3. la construction d’une vraie armée républicaine, professionnelle, disciplinée, très bien équipée, suffisamment dissuasive et capable de garantir l’indépendance et la souveraineté de l’Etat.
∙ Sur le plan intellectuel et techno-scientifique
Dans un pays où la raison semble avoir été envoyée en exil, il importe de comprendre que notre dérive actuelle tient essentiellement à un déficit d’organisation sociopolitique et à notre dénuement scientifico-technologique qui nous fragilise face à nos voisins et face à ceux qui produisent les biens indispensables à notre survie. Le chemin de la souveraineté, de la puissance et de la prospérité passe par :
1. la rationalisation de l’organisation sociopolitique,
2. la croissance économique qui implique la maîtrise des mécanismes de production des biens indispensables à notre survie,
3. la défense de notre souveraineté et liberté.

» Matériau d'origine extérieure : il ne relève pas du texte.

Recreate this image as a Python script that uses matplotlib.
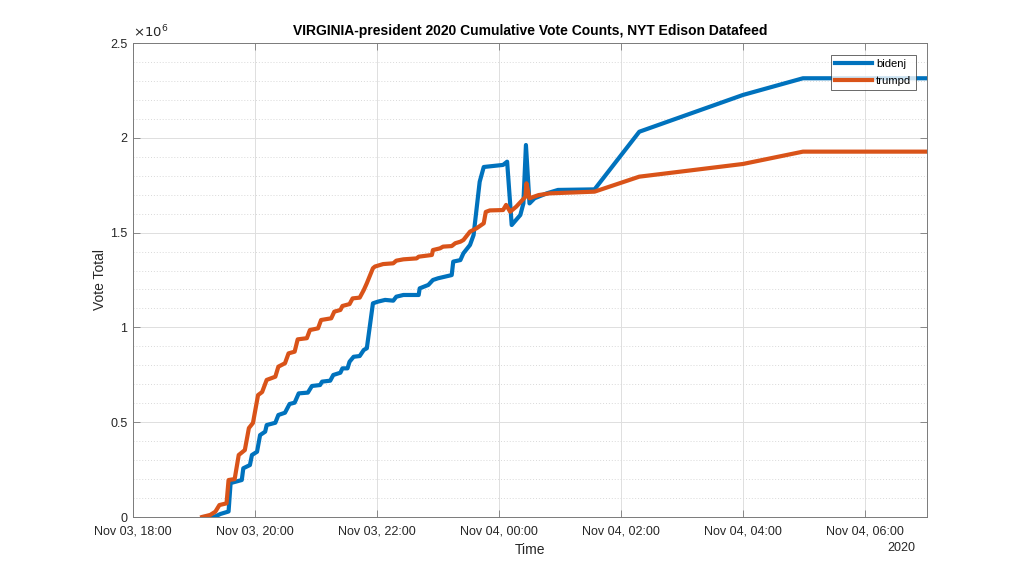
import matplotlib
matplotlib.use("Agg")
import matplotlib.pyplot as plt
import matplotlib.dates as mdates
from matplotlib.ticker import FuncFormatter, MultipleLocator
import pandas as pd

plt.rcParams['font.family'] = ['Liberation Sans', 'DejaVu Sans']

title = "VIRGINIA-president 2020 Cumulative Vote Counts, NYT Edison Datafeed"

trump_times = [
    "11-03 19:08", "11-03 19:16", "11-03 19:21", "11-03 19:25", "11-03 19:32", "11-03 19:34",
    "11-03 19:40", "11-03 19:44", "11-03 19:50", "11-03 19:54", "11-03 19:58", "11-03 20:03",
    "11-03 20:07", "11-03 20:11:30", "11-03 20:20", "11-03 20:23", "11-03 20:29:30", "11-03 20:33",
    "11-03 20:39", "11-03 20:42", "11-03 20:51", "11-03 20:54", "11-03 21:02", "11-03 21:05",
    "11-03 21:15", "11-03 21:18", "11-03 21:24", "11-03 21:26", "11-03 21:33", "11-03 21:36",
    "11-03 21:43", "11-03 21:47", "11-03 21:50", "11-03 21:56", "11-03 21:58", "11-03 22:06",
    "11-03 22:16", "11-03 22:19", "11-03 22:26", "11-03 22:39", "11-03 22:41", "11-03 22:54",
    "11-03 22:55", "11-03 23:02", "11-03 23:05", "11-03 23:13:30", "11-03 23:17", "11-03 23:22",
    "11-03 23:25", "11-03 23:31:30", "11-03 23:38", "11-03 23:45", "11-03 23:47", "11-03 23:51",
    "11-04 00:04", "11-04 00:07", "11-04 00:11", "11-04 00:17", "11-04 00:26", "11-04 00:27",
    "11-04 00:30", "11-04 00:39", "11-04 00:50", "11-04 01:34", "11-04 02:18", "11-04 04:00",
    "11-04 04:59", "11-04 07:01",
]
trump_votes = [
    0, 11000, 28000, 63000, 72000, 195000,
    200000, 327000, 353000, 469000, 496000, 643000,
    659000, 723000, 740000, 793000, 811000, 863000,
    872000, 937000, 943000, 986000, 995000, 1039000,
    1048000, 1083000, 1092000, 1113000, 1123000, 1153000,
    1157000, 1197000, 1233000, 1312000, 1321000, 1334000,
    1338000, 1352000, 1359000, 1364000, 1373000, 1382000,
    1408000, 1417000, 1426000, 1429000, 1444000, 1452000,
    1461000, 1505000, 1523000, 1549000, 1609000, 1617000,
    1619000, 1646000, 1610000, 1637000, 1689000, 1760000,
    1681000, 1698000, 1707000, 1716000, 1795000, 1862000,
    1927000, 1927000,
]

biden_times = [
    "11-03 19:09", "11-03 19:21", "11-03 19:26", "11-03 19:34", "11-03 19:36", "11-03 19:47",
    "11-03 19:48:30", "11-03 19:55", "11-03 19:57", "11-03 20:02", "11-03 20:05", "11-03 20:10",
    "11-03 20:11:30", "11-03 20:20", "11-03 20:23", "11-03 20:29:30", "11-03 20:34", "11-03 20:39",
    "11-03 20:43", "11-03 20:52", "11-03 20:56", "11-03 21:04", "11-03 21:06", "11-03 21:14",
    "11-03 21:17", "11-03 21:24", "11-03 21:26", "11-03 21:31", "11-03 21:33", "11-03 21:37",
    "11-03 21:43", "11-03 21:47", "11-03 21:50", "11-03 21:56", "11-03 22:01", "11-03 22:08",
    "11-03 22:16", "11-03 22:19", "11-03 22:26", "11-03 22:41", "11-03 22:42", "11-03 22:50:30",
    "11-03 22:55", "11-03 23:00", "11-03 23:13:30", "11-03 23:15", "11-03 23:22", "11-03 23:25",
    "11-03 23:31:30", "11-03 23:35", "11-03 23:41", "11-03 23:45", "11-04 00:04", "11-04 00:08",
    "11-04 00:12:30", "11-04 00:21", "11-04 00:24", "11-04 00:26:30", "11-04 00:30", "11-04 00:35",
    "11-04 00:47", "11-04 00:58", "11-04 01:34", "11-04 02:18", "11-04 04:00", "11-04 04:59",
    "11-04 07:01",
]
biden_votes = [
    0, 3000, 16000, 29000, 179000, 195000,
    257000, 274000, 327000, 344000, 432000, 450000,
    485000, 497000, 538000, 550000, 596000, 603000,
    652000, 656000, 691000, 696000, 714000, 719000,
    749000, 761000, 784000, 784000, 819000, 845000,
    849000, 881000, 890000, 1127000, 1136000, 1145000,
    1141000, 1162000, 1171000, 1171000, 1206000, 1224000,
    1250000, 1259000, 1276000, 1347000, 1355000, 1391000,
    1435000, 1487000, 1768000, 1846000, 1857000, 1874000,
    1540000, 1593000, 1654000, 1962000, 1654000, 1681000,
    1707000, 1725000, 1728000, 2032000, 2226000, 2314000,
    2314000,
]

x_start = "11-03 18:00"
x_end = "11-04 07:01"
y_ticks = [0, 0.5e6, 1e6, 1.5e6, 2e6, 2.5e6]

def to_dt(lst):
    return pd.to_datetime(["2020-" + s for s in lst], format='mixed')

bt = to_dt(biden_times)
tt = to_dt(trump_times)

fig = plt.figure(figsize=(10.24, 5.81), dpi=100)
ax = fig.add_axes([133/1024, 1-517/581, (927-133)/1024, (517-43)/581])

blue = "#0072BD"
orange = "#D95319"
ax.plot(bt, biden_votes, color=blue, lw=3, label="bidenj", solid_joinstyle='round', zorder=3)
ax.plot(tt, trump_votes, color=orange, lw=3, label="trumpd", solid_joinstyle='round', zorder=3)

ax.set_xlim(to_dt([x_start])[0], to_dt([x_end])[0])
ax.set_ylim(0, 2.5e6)
ax.set_yticks(y_ticks)
ax.yaxis.set_minor_locator(MultipleLocator(1e5))
ax.yaxis.set_major_formatter(FuncFormatter(lambda v, p: "%g" % (v/1e6)))
ax.xaxis.set_major_locator(mdates.HourLocator(byhour=range(0, 24, 2)))
ax.xaxis.set_major_formatter(mdates.DateFormatter("%b %d, %H:%M"))

axcol = "#262626"
for s in ax.spines.values():
    s.set_color("#7a7a7a")
    s.set_linewidth(0.7)
ax.tick_params(which='major', direction='in', length=5, width=0.6, color="#7a7a7a",
               labelsize=9, labelcolor=axcol, top=True, right=True)
ax.tick_params(axis='x', which='major', pad=6)
ax.tick_params(axis='y', which='major', pad=4)
ax.tick_params(which='minor', length=0, top=True, right=True)

ax.grid(which='major', color="#dedede", lw=0.7, ls='-')
ax.grid(which='minor', axis='y', color="#d9d9d9", lw=0.7, ls=(0, (1, 2)))
ax.set_axisbelow(True)

ax.set_title(title, fontsize=10, fontweight='bold', color='black', pad=6)
ax.set_xlabel("Time", fontsize=10, color=axcol, labelpad=4)
ax.set_ylabel("Vote Total", fontsize=10, color=axcol, labelpad=2)

ax.text(0.0, 1.005, r"$\times10^{6}$", transform=ax.transAxes, ha='left', va='bottom',
        fontsize=9.5, color=axcol)
fig.text(915/1024, 1-548/581, "2020", ha='right', va='center', fontsize=9, color=axcol)

leg = ax.legend(loc='upper right', bbox_to_anchor=(0.986, 0.975), fontsize=8.1,
                handlelength=3.3, frameon=True, fancybox=False, borderpad=0.4,
                labelspacing=0.55, handletextpad=0.35, borderaxespad=0)
leg.get_frame().set_edgecolor("#262626")
leg.get_frame().set_linewidth(0.6)
for h in leg.get_lines():
    h.set_linewidth(3)

fig.savefig("out.png", dpi=100, facecolor='white')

4. La recherche scientifique et technologique doit donc être promue, ambitieuse et soutenue.
∙ Si, sur le plan culturel, la République Démocratique du Congo jouit d’un certain rayonnement continental notamment en ce qui concerne les productions musicales, il importe que la diversité de ces productions soit promue et que des stratégies soient envisagées pour que ce rayonnement contribue réellement à la croissance de la puissance de l’Etat.
4. Conclusion
Nous voici à la fin de notre modeste réflexion. Au regard de ce qui précède, il importe, pour la RDC, d’œuvrer à l’émergence d’une communauté de sécurité avec les pays voisins, par la signature des traités de bon voisinage, de non-agression et de non interventions dans les affaires intérieures d’autres Etats. Celle-ci exige que les conflits qui peuvent survenir entre Etats soient résolus par le dialogue et le compromis, plutôt que par la force. Evidemment, les forces armées nationales doivent toujours être prêtes et capables de dissuader l’ennemi extérieur, de remplir leur mission de défendre l’intégrité territoriale et l’intangibilité des frontières et d’opposer aux assaillants qui violent nos frontières une riposte décisive.
En raison de sa situation géographique (elle partage des frontières avec 9 pays) et de ses potentialités économiques, la RDC devra jouer le rôle de pôle fédérateur de l’Afrique centrale, dans le développement intégré et solidaire à condition qu’elle s’affirme comme puissance régionale, en mettant en œuvre les structures de forces centrales évoquées ci-haut, pour consolider cette intégration politique, tant il est vrai que la politique étrangère est le prolongement à l’extérieure de la politique intérieure. Ainsi, au lieu d’être un théâtre de conflits, la RDC devrait devenir un pays d’où partent des initiatives de paix pour la Sous région. Notre diplomatie devrait avoir pour horizon la consolidation de la paix et la promotion du développement. Que cette modeste réflexion soit une source d’inspiration pour nos Autorités, gérantes du destin de notre beau pays.